Levent Kenez/Stockholm
In a rare statement, Turkey’s Directorate General of Migration Management on Tuesday released statistics on “foreign terrorist fighters” deported from Turkey. It did not disclose how many of these fighters were members of which organization, but almost all of them are believed to be jihadist fighters who went to Syria to fight.
Wording specifically targeting the US and EU were included in the statement issued by the directorate general, part of the Ministry of Interior.
According to the statement, a total of 9,000 foreign terrorist fighters from 102 countries, of which 1,168 were from the US and EU countries, have been deported since 2011, as a result of “the work carried out for Turkey’s security within and across the border.” The fact that the number of deported fighters is exactly 9,000 raises doubts about the accuracy of the statistics.
The directorate general explained that these people are foreign terrorist fighters who came from their home countries to join terrorist organizations such as the outlawed Kurdistan Workers’ Party (PKK) and the Islamic State in Iraq and Syria (ISIS or DAESH).
The statement emphasized that the largest group among the deportees comprised citizens of EU countries. According to the directorate general, a total of 1,109 foreign terrorist fighters from EU member states and 59 from the United States have been deported since 2011.
While the names of the other countries were not disclosed, 12.3 percent of those expelled were from EU countries. Americans account for only 0.65 percent of total deportees. Although the proportion of Americans, compared to other countries, is negligible, the directorate general felt the need to emphasize the Americans in particular. However, thousands of fighters from Morocco, Tunisia, Algeria and Central Asian countries are known to have arrived in Turkey in order to reach Syria.
In the statement 126 foreign terrorists from 12 EU countries were repatriated in 2019, 95 from eight EU countries in 2020 and 69 from eight European Union countries in 2021.
In the first seven months of this year, 20 foreign terrorist fighters from six EU countries were deported.

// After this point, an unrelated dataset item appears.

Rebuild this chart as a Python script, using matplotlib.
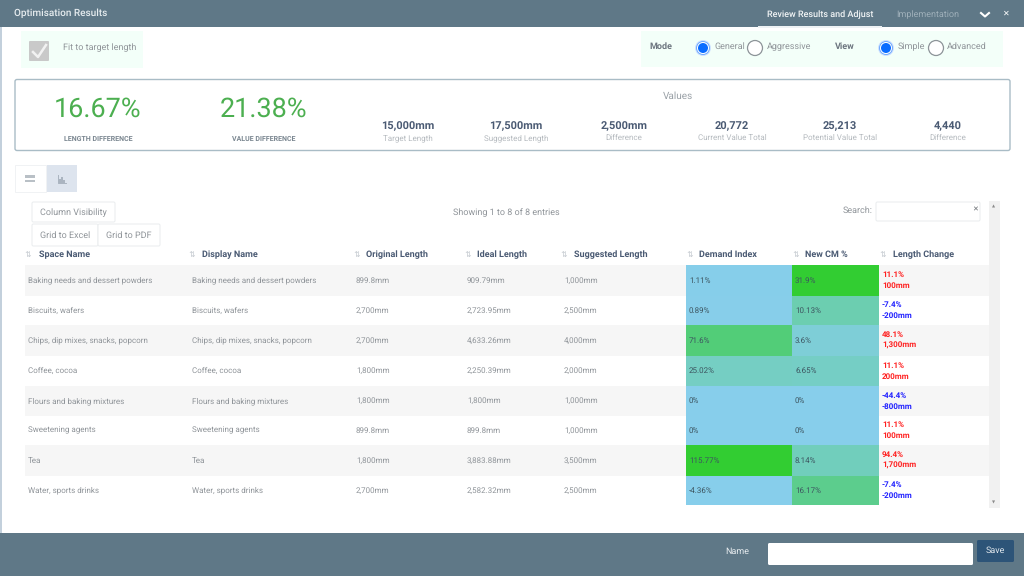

The eight main countries whose citizens have been deported since 2019 are France, Germany, the Netherlands, Belgium, Finland, Romania, Sweden and Austria.
The reason the statement targeted EU countries is believed to be in response to criticism from Western capitals that Turkey is not really fighting ISIS, that it is facilitating the transfer of fighters to Syria and that it is supplying logistics to ISIS, which is fighting the PKK, a common enemy.
Another noteworthy detail is that Sweden and Finland, for which Turkey put forward several conditions in order to remove its objections to their NATO membership and which Turkey claims are hosting people it considers terrorists, are included in the statement.
Turkish officials do not disclose the number of successful convictions in ISIS cases and decline to respond to parliamentary questions asking for such information. Instead, they often float figures on the number of detentions and in some cases arrests, many of which result in acquittal and release.
According to Interior Minister Suleyman Soylu, police detained 2,438 ISIS suspects in 2021, but only 487 of them were formally arrested, corresponding to a 20 percent arrest rate. In other words, four out of five detained ISIS suspects were never put in jail. He did not provide figures on how many were let go after arrest. In most cases, ISIS suspects who were formally arrested pending trial were released by Turkish courts at their first hearing.
Thousands of militants, both Turkish and foreign, have used Turkish territory to cross into Syria with the help of smugglers in order to fight alongside ISIS groups there. Turkish intelligence agency MIT has facilitated their travel, with Kilis, a border province in Turkey’s Southeast, one of the main crossing points into ISIS-held territory. Human smugglers were known to have been active in the border area, although Turkish authorities often overlooked their trips in and out of Syria.
Turkish President Recep Tayyip Erdoğan announced on October 10, 2019 that there were around 5,500 ISIS terrorists in Turkish prisons, of which half were foreign nationals. Yet on October 25, 2019 then-Justice Minister Abdülhamit Gül stated at a press conference that there were 1,163 ISIS arrestees and convicts in prison.
Responding to a parliamentary question on July 21, 2020 Gül stated that 1,195 ISIS suspects and convicts were in Turkish prisons as of December 16, 2019. Of these 791 were foreign nationals, he added. Again, he did not say how many were serving time on successful ISIS convictions since many ISIS suspects were acquitted, or their convictions were overturned by the Supreme Court of Appeals.
While the figures released by Turkey’s Directorate General of Migration Management show that more foreign fighters have been captured than the authorities have ever mentioned, they also confirm that Turkey acts as a corridor for these fighters to reach Syria.